Thanks to your advocacy and quick response to attacks on the Clean Air Act, new limits on mercury and air toxics pollution from power plants
that burn coal and oil are expected from the Environmental Protect
Agency on December 16.
Attacks to Limits on Mercury Pollution
The mercury pollution limits have come under attack from legislators trying to block the Environmental Protection Agency from enforcing the Clean Air Act. Senators Joe Manchin and Rob Portman attempted to block limits on mercury in the spring. The House of Representatives went so far as to pass the TRAIN Act, introduced by Rep. John Sullivan introduced in an attempt to dismantle core elements of the Clean Air Act--preventing the mercury rules from being adopted and blocking existing pollution limits.
Wildlife Harmed by Toxic Coal Pollution
Coal-fired power plants are the largest source of mercury pollution in our air. Their toxic pollution is carried in the wind before settling in local rivers and lakes--or in rivers and lakes that are as far as hundreds or thousands of miles away--and accumulating in fish.
Common Loons are species especially harmed by mercury pollution because it builds up in their bodies over years of eating mercury-laden fish. Loons in the northern U.S. dive in lakes in search of fish, but far too many of the trout, yellow perch, and other fish that Common Loons catch are contaminated by unregulated toxic mercury from coal-burning power plants, harming the loons and their young.

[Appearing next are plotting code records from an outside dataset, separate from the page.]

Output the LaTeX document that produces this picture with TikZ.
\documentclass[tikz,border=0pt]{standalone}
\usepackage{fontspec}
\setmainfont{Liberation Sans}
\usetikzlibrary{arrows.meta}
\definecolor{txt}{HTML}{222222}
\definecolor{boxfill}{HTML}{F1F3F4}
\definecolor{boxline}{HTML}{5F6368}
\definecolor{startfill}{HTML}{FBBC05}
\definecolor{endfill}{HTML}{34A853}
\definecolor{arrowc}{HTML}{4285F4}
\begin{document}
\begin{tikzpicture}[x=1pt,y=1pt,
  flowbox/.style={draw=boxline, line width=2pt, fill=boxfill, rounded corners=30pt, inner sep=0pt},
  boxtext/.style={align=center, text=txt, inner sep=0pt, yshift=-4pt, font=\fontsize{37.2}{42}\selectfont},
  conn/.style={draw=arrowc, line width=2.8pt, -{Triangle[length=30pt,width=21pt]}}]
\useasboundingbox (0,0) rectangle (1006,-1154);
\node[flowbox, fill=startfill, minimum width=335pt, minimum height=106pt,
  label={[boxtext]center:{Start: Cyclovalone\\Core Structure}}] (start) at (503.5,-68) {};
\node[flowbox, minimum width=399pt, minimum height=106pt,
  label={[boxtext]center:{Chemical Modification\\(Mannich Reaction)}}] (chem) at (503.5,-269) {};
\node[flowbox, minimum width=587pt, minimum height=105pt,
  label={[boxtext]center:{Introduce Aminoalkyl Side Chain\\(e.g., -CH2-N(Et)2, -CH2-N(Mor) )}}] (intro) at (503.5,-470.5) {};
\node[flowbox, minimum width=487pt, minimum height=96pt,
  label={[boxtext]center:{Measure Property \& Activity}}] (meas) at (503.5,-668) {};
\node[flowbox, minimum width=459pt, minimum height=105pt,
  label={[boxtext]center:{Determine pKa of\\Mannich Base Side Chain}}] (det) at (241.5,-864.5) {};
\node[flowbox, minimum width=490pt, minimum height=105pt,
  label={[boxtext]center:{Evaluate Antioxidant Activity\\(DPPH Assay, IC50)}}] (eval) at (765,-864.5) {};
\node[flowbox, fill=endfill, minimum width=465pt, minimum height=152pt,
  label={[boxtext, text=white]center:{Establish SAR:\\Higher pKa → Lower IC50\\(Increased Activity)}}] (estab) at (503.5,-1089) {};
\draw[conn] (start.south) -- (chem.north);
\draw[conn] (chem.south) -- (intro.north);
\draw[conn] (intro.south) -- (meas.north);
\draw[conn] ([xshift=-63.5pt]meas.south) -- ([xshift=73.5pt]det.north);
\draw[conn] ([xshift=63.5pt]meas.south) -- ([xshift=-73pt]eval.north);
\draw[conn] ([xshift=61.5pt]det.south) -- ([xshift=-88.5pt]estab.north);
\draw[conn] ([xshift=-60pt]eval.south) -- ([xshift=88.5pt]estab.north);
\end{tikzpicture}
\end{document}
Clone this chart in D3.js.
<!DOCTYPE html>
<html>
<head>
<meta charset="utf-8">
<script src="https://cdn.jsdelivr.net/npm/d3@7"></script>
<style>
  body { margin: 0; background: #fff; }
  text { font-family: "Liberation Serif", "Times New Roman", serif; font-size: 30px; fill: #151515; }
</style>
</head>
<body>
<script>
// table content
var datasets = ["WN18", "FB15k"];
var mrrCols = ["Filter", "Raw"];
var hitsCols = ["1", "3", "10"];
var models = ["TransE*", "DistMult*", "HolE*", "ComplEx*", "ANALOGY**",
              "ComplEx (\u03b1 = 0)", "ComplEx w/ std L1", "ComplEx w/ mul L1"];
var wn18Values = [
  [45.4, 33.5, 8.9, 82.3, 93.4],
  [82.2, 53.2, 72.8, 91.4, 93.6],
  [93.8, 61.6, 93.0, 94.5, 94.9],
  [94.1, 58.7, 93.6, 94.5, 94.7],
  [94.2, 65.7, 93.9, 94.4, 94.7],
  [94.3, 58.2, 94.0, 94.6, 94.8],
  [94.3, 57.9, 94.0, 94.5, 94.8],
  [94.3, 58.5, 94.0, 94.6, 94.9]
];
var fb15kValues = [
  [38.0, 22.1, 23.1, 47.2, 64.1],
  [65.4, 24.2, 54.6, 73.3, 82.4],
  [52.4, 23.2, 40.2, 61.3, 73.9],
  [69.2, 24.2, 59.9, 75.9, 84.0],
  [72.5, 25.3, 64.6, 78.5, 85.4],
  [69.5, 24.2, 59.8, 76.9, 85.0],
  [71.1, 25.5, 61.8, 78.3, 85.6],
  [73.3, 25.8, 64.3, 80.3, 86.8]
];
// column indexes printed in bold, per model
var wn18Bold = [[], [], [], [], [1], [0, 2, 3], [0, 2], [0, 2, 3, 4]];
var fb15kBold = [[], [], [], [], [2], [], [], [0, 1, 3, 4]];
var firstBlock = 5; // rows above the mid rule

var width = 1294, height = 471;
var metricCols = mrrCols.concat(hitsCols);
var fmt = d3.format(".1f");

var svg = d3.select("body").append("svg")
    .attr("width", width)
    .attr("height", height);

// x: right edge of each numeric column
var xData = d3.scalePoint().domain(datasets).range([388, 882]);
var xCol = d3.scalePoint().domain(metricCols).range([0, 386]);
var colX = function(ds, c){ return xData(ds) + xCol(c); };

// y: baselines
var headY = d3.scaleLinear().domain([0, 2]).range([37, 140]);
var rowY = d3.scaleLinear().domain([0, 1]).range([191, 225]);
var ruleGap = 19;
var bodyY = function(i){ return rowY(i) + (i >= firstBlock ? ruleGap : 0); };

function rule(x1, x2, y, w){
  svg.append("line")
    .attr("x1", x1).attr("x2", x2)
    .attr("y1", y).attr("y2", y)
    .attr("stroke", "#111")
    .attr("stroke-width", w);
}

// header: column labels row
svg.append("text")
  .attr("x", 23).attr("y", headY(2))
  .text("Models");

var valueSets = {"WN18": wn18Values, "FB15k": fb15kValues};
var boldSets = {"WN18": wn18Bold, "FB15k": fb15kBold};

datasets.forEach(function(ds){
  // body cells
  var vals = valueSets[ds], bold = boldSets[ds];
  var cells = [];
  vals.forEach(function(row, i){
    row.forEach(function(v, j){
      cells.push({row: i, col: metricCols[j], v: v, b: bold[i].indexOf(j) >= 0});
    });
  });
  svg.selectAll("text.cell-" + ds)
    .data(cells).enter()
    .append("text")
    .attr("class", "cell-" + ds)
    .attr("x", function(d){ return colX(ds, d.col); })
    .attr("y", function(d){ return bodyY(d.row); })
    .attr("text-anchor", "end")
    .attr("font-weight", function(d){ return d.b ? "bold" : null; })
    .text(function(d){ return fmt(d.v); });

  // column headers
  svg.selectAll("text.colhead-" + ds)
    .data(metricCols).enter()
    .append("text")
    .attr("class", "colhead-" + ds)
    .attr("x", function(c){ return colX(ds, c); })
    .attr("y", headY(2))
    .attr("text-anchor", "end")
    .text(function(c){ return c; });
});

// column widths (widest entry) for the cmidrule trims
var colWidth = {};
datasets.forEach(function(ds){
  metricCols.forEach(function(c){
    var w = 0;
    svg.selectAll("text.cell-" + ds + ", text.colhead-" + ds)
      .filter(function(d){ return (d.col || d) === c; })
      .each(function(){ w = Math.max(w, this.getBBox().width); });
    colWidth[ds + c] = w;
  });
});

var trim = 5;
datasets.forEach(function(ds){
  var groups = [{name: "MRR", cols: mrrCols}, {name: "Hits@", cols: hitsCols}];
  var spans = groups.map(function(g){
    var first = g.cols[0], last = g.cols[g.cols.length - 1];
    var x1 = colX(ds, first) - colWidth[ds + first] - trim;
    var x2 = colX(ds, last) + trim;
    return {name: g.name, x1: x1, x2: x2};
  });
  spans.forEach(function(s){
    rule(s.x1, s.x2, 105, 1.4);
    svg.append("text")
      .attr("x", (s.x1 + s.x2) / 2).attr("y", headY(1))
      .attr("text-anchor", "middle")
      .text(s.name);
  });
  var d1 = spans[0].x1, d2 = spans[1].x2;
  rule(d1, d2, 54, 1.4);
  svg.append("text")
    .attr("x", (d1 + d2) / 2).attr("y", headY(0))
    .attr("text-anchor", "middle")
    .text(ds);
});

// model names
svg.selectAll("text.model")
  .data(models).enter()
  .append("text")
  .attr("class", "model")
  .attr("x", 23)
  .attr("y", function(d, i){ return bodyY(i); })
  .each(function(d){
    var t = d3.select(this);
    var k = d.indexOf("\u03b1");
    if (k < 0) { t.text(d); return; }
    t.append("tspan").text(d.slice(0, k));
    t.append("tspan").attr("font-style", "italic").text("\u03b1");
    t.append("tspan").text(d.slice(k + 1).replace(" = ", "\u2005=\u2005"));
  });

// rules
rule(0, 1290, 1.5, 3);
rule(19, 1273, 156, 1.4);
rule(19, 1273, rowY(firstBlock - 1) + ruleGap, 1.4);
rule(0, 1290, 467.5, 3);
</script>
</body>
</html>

Find out what iconic species in your area--from walleye to river otters to wood thrush songbirds--are at risk from air pollution in NWF's "Game Changers" report on air pollution and wildlife.

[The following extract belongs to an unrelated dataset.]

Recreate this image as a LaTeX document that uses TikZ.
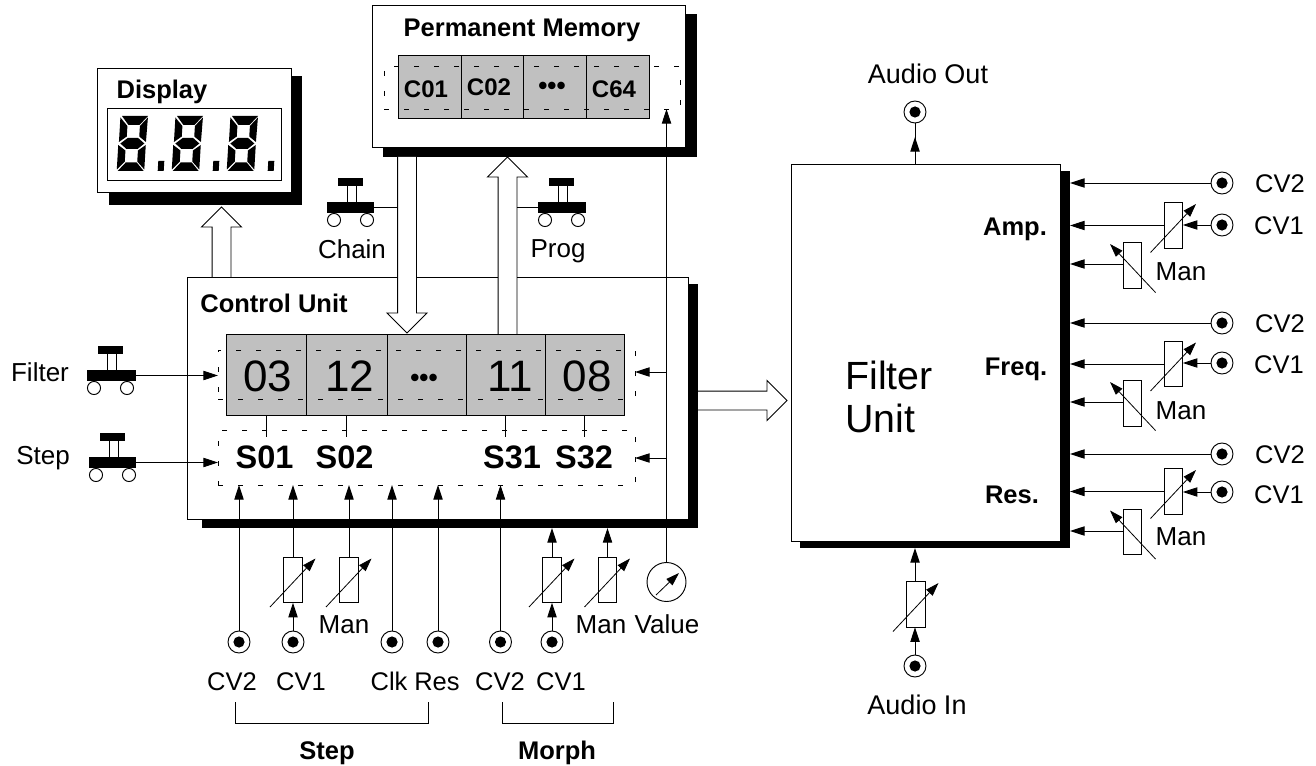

Mercury in fish also harms people who eat fish, and is of particular concern to children, women who may have children, and anglers who eat what they catch.
Thank You for Taking Action for Wildlife
Your efforts on behalf of the Common Loon, fish, otters and other wildlife at risk from mercury pollution are truly something for which I am thankful.
As Lisa Jackson, Administrator of the EPA, recently said on the Daily Show, "environmentalism is not a spectator sport" and "we have to be vigilant in protecting our air and water."
Thank you for being involved and vigilant to protect wildlife and the clean air and water on which they depend.